*WHAT YOU SHOULD DO*
Here is the task for the listing below: output exactly the lines from the one containing "Convert this chart to matplotlib code." through the one containing "from matplotlib.ticker import FixedLocator", and leave out the pictures.

*DATASET RECORDS*
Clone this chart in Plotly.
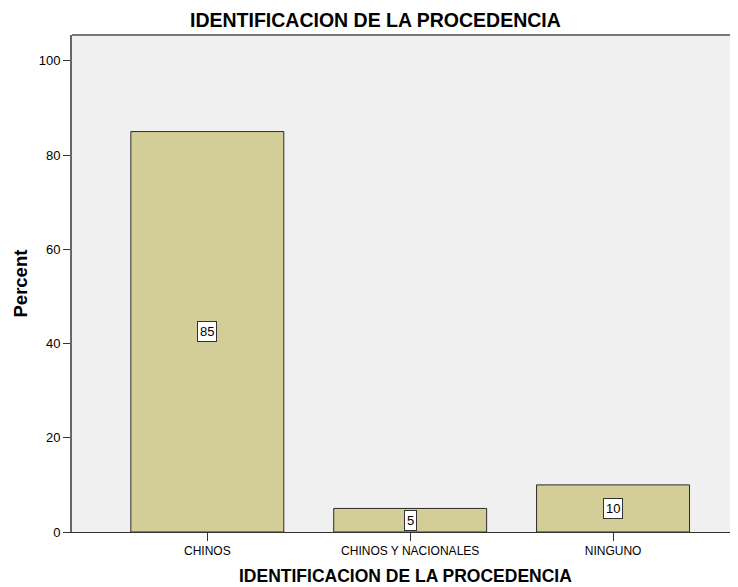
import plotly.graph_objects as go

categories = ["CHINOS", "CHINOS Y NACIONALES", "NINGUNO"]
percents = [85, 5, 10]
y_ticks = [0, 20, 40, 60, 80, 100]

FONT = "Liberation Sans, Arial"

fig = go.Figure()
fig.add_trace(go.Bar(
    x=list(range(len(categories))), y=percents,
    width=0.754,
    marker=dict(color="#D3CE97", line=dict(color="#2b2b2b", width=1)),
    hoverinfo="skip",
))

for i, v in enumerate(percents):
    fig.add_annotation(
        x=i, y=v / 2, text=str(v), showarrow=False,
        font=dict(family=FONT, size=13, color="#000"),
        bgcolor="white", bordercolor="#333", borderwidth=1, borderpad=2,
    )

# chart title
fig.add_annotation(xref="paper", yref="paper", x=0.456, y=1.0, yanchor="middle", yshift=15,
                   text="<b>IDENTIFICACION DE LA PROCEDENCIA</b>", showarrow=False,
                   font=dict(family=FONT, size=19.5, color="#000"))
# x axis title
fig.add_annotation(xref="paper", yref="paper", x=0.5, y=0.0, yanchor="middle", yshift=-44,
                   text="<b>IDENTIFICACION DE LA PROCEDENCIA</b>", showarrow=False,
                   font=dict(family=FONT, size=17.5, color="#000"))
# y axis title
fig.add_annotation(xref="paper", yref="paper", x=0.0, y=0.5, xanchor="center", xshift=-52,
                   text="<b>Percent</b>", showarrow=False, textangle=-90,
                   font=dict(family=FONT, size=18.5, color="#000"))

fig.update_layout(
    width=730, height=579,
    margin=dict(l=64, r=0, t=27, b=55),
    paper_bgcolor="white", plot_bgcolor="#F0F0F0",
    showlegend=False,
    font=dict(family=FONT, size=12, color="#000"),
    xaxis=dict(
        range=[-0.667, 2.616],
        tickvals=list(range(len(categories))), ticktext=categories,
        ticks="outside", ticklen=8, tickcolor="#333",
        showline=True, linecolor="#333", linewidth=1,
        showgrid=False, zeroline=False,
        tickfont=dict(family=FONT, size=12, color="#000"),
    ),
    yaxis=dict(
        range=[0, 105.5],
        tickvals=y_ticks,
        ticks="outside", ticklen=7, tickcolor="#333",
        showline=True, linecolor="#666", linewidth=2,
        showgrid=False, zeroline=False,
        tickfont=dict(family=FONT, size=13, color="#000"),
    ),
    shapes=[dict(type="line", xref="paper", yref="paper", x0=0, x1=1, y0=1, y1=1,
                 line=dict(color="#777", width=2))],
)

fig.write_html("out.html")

...

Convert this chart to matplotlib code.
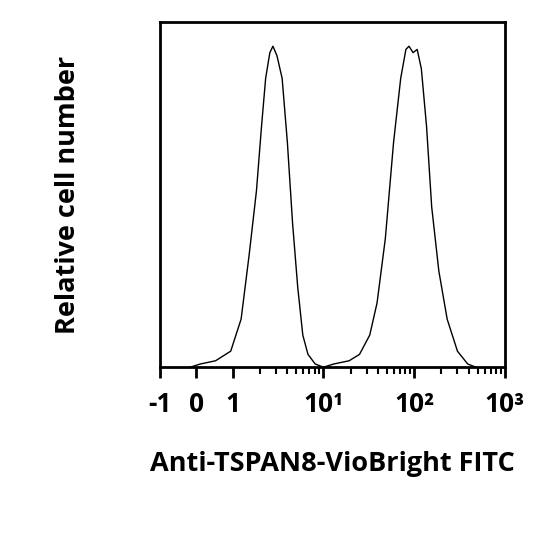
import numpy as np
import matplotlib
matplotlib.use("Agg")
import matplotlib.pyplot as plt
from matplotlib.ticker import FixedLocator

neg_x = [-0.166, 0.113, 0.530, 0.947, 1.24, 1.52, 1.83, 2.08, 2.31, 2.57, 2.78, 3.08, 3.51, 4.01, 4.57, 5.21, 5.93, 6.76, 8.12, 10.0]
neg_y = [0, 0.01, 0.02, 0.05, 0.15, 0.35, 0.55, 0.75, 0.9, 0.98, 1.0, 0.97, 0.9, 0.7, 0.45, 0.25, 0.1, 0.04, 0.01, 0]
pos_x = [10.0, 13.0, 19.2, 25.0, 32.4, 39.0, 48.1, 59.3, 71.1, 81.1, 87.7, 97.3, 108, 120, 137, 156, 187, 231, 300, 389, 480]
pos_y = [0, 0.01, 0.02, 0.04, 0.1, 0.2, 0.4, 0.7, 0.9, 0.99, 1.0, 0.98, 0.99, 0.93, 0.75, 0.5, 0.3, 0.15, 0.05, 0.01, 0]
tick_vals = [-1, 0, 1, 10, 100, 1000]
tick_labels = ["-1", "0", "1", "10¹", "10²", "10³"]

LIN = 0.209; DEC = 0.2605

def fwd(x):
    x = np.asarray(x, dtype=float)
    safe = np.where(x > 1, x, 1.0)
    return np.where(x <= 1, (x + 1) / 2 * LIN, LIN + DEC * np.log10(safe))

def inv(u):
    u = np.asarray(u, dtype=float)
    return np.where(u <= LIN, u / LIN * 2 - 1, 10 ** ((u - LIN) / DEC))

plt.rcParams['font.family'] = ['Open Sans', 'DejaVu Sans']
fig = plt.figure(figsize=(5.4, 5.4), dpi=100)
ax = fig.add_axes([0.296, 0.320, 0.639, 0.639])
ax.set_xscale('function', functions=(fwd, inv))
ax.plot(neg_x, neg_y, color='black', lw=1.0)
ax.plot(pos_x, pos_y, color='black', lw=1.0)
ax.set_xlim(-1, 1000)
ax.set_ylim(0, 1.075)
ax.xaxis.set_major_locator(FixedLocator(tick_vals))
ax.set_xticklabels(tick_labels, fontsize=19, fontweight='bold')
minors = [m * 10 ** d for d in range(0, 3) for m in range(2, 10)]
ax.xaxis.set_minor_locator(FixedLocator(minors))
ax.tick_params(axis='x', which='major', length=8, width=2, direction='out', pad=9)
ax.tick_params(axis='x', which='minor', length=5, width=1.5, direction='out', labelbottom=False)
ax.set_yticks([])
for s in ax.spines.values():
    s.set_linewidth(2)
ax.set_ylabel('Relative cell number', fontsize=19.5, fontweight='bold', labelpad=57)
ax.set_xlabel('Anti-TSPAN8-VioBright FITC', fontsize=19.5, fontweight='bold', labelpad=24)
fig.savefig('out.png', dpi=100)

*REPLY*
Convert this chart to matplotlib code.
import numpy as np
import matplotlib
matplotlib.use("Agg")
import matplotlib.pyplot as plt
from matplotlib.ticker import FixedLocator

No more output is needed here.